In these difficult and turbulent times U21 wants to create some positivity to share around the network. We want to recognise and celebrate those people who have made a real difference to their colleagues and their workplace during the pandemic – our U21 Champions.
Dr Brad Merrick, from the University of Melbourne with his team has contributed to over 20 national or international conferences and workshops online, continued to support students who are still abroad due to travel restrictions and created a music education podcast.
Dr Merrick was nominated by a member of his team who said:
'Dr Merrick and his Master of Music Performance Teaching (MMPT) team at the University of Melbourne's Melbourne Conservatorium of Music (Melbourne, Australia) are an exceptional trio of tertiary music educators that have contributed their research in online music education into practical application during COVID.

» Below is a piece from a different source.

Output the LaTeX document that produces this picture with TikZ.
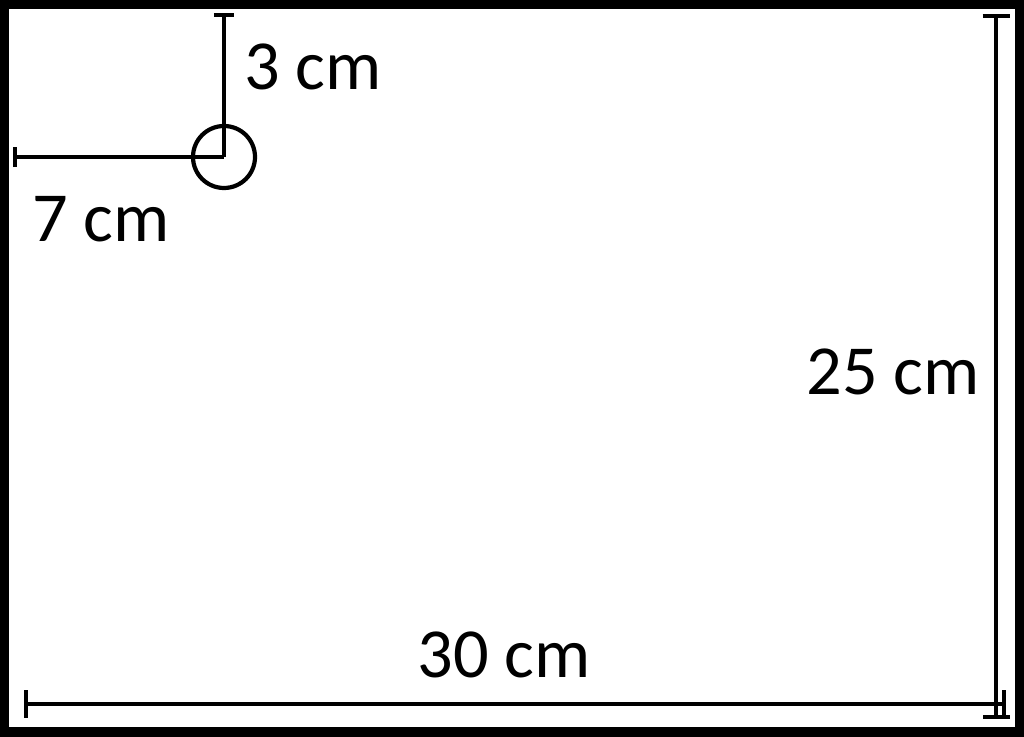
\documentclass[tikz,border=0pt]{standalone}
\usepackage{fontspec}
\setmainfont{Carlito}
\usetikzlibrary{arrows.meta}

\begin{document}
\begin{tikzpicture}[x=0.01cm,y=-0.01cm,
        dim/.style={line width=1.2pt},
        lbl/.style={font=\fontsize{20}{24}\selectfont, inner sep=0pt}]
        \useasboundingbox (0,0) rectangle (1024,737);
        \draw[line width=2.6pt] (4,4) rectangle (1020,732);
        % hole and its distances to the edges
        \draw[dim] (224,157) circle [radius=31];
        \draw[dim, {Bar[width=2mm]}-] (224,13) -- (224,157);
        \draw[dim, {Bar[width=2mm]}-] (13,157) -- (224,157);
        \node (top) at (313,90) [lbl, anchor=base] {3 cm};
        \node (left) at (101,242) [lbl, anchor=base] {7 cm};
        % sheet size
        \draw[dim, {Bar[width=2.7mm]}-{Bar[width=2.7mm]}] (996,14) -- (996,719);
        \draw[dim, {Bar[width=2.7mm]}-{Bar[width=2.7mm]}] (24,704) -- (1006,704);
        \node (height) at (893,395) [lbl, anchor=base] {25 cm};
        \node (width) at (504,677) [lbl, anchor=base] {30 cm};
    \end{tikzpicture}
\end{document}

Consisting of Dr Brad Merrick, Dr Leon de Bruin and Dr Carol Johnson, the MMPT teaching team have successfully implemented and sustained an exceptional level of teaching and international impact to support both students and the broader music education community during and beyond the initial phase of the pandemic. Looking beyond a pandemic, this team has gone above and beyond their duties to maintain the sustainability of music education for its future.
Dr Merrick provides adaptive leadership and enables both the MMPT students and his teaching team to achieve success in an inclusive manner. He has taken detailed care and time to ensure staff and students are supported by communicating value and appreciation for all during these difficult times. Together, the team has mirrored this care and concert for student well-being by promoting one-to-one conversations and regular cohort meetings. This has been of particular importance students still abroad due to the travel restrictions into Australia, and the state government lock down and isolation restrictions. Despite these challenges, this care for students has been shared among the broader community and has resulted in an increased enrollment and zero attrition rate during the pandemic.

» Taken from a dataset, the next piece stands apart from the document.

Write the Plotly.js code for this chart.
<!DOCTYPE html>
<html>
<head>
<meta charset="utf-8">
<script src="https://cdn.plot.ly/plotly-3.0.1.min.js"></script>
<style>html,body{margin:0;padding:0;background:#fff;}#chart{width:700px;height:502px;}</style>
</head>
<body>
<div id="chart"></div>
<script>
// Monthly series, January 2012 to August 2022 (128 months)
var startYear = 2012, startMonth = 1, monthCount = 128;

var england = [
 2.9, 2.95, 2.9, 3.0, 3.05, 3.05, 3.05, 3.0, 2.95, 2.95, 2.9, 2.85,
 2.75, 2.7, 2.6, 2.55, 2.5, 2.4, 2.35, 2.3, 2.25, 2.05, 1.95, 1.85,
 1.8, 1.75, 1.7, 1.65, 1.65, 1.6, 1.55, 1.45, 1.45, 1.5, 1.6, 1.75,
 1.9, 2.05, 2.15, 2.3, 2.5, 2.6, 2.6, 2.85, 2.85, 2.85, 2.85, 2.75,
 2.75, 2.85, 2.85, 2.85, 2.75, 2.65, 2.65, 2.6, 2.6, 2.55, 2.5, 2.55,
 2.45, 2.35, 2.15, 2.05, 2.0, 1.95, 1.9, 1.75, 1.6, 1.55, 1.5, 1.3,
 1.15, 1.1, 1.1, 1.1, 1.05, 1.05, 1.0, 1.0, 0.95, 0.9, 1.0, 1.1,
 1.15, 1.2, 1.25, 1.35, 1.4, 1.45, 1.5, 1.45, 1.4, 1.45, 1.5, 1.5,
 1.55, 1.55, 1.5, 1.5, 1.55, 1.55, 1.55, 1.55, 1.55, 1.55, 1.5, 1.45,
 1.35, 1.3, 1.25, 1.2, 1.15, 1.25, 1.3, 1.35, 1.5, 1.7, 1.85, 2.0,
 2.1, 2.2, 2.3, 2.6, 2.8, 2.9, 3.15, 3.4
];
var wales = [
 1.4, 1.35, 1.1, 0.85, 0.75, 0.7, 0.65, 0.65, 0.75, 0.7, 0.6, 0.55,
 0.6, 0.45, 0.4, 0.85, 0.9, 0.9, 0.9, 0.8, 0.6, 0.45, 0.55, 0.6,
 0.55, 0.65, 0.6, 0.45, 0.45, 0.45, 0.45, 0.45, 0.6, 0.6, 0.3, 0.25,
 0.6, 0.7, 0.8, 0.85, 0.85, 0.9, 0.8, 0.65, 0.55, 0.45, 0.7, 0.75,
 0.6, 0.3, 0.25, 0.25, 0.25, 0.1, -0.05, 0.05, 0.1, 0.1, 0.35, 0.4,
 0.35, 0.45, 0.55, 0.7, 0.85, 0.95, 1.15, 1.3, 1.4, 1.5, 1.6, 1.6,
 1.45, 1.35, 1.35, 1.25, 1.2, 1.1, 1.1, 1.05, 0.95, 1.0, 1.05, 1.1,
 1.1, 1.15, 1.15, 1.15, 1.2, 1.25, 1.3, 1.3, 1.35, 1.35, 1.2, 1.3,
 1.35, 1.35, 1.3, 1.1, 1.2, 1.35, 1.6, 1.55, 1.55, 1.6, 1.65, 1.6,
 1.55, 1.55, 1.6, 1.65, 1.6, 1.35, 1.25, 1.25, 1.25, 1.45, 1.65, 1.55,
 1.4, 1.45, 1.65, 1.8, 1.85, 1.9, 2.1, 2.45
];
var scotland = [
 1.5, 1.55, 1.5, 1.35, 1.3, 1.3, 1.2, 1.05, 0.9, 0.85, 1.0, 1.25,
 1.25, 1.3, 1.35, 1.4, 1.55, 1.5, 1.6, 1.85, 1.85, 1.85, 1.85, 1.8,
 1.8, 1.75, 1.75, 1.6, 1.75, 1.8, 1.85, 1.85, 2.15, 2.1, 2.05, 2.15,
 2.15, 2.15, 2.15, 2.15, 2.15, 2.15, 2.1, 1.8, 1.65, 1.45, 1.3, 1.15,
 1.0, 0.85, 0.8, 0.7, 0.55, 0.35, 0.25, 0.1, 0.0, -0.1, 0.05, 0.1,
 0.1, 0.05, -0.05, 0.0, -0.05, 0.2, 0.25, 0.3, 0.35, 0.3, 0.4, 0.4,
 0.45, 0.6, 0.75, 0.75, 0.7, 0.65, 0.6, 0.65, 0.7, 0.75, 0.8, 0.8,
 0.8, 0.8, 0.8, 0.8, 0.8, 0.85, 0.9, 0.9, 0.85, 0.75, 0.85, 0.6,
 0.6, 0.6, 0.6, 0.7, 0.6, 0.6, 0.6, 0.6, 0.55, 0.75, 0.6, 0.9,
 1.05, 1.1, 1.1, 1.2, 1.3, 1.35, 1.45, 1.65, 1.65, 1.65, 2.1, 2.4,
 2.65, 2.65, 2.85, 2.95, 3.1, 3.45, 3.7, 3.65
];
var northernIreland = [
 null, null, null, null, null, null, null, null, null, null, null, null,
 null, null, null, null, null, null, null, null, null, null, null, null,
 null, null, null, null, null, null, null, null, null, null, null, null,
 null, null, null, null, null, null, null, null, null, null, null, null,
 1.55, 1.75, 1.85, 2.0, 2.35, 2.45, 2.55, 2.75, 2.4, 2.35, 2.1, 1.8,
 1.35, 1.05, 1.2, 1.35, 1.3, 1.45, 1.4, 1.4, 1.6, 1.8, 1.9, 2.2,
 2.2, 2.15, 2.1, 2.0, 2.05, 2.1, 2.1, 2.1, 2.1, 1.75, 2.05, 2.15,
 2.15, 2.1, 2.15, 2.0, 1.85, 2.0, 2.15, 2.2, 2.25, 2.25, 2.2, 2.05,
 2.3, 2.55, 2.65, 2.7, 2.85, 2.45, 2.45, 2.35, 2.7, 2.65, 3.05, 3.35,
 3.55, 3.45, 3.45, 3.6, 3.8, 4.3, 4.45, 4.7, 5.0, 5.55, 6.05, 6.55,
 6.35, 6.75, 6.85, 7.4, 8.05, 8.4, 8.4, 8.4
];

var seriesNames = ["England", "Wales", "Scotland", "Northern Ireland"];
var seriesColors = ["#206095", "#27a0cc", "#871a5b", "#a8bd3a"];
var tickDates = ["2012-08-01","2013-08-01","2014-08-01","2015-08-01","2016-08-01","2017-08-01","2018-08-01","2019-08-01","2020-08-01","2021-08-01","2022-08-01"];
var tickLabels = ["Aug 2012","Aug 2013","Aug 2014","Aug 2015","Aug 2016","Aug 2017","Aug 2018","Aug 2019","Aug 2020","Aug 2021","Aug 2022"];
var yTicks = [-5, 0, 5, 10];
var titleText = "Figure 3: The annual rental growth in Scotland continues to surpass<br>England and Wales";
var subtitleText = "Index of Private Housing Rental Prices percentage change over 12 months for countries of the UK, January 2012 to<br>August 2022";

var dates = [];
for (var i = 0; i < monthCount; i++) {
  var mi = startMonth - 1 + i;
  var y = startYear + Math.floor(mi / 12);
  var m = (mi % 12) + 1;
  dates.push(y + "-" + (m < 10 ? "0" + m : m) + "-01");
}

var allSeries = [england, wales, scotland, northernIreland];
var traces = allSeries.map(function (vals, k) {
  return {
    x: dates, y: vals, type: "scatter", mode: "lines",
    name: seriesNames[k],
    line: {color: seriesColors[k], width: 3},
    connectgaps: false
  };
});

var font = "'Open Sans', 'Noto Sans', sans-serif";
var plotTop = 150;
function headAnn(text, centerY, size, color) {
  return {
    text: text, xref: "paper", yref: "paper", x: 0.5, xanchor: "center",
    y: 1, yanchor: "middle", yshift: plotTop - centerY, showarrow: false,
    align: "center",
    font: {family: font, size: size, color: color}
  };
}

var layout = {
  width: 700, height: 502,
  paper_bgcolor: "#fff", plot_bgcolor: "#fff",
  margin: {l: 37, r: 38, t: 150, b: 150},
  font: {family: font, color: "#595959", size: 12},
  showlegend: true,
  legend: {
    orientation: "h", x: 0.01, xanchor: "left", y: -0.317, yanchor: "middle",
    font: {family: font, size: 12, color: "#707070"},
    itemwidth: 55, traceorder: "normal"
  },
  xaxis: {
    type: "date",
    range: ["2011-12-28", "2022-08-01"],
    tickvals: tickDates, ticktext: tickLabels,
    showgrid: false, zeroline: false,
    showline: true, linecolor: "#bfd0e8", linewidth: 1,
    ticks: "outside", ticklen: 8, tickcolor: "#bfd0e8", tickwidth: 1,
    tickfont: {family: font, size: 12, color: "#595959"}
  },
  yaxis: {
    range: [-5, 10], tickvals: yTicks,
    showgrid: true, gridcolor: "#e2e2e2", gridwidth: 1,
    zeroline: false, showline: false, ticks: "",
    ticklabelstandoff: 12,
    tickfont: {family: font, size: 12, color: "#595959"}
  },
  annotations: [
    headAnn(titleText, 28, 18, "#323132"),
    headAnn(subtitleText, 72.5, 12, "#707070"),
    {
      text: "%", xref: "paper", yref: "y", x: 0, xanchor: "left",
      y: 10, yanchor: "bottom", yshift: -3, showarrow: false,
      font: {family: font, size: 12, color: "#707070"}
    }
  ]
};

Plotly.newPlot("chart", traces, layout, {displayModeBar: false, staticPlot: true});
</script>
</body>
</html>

The teaching team applied their research in online learning to the practical application and shifted all MMPT classes to the online environment. The strengths of the MMPT teaching team's educational technology and online learning knowledge were also used to support the larger Faculty of Fine Arts and Music for teaching professional development workshops in teaching online (including the development of a faculty resource hub organized with video demonstrations for teaching online).
Further, the team initiated and/or supported 5 national and 4 international music conference/workshops to shift online. The MMPT teaching team members went beyond the regular obligations of teaching students in the unprecedented shift to teaching all classes online and proceeded to help support the larger tertiary music education community in the shift to online music teaching. For example, they organised the Teaching Music Online in Higher Education conference to transform to a virtual format in April 2020 amid the initial stages of the pandemic and lock down in Australia. Music academics from 66 different international institutions (including: Australia, England, Scotland, New Zealand, USA, Canada, Morocco, Belgium, Italy, and Denmark) valued the meaningful learning opportunities and timeliness of the conference's workshop, keynote speakers and presentation sessions.
Their outstanding contributions cross platforms and borders. This includes: a music education technology podcast developed, facilitating a journal special edition on online music education and 3 journal articles on COVID-related online music teaching. Finally, during the pandemic, the three members have presented online at 6 Australian and 13 international conferences to share effective online music teaching practices with their local and international music colleagues.'
Dr Merrick responded:
'At a time where connection, care and communication have been vital components of the Master of Music (Performance Teaching) course at the Conservatorium of Music at the University of Melbourne, it has been great to work with many staff and students online and maintain a sense of community and purpose amidst so much uncertainty and change. It has been great to see the willingness of staff to adapt, pivot and modify their teaching and creative skills, and also have students who have engaged actively via remote access for over 6 months with positivity, due to travel restrictions and lockdown. The opportunities to work collaboratively and virtually with so many people in a myriad of locations have highlighted how we can rise to the challenge with the right mindset, while also providing valuable insights into emerging teaching practice and research for future consideration.'
Congratulations on making the world a better place in 2020!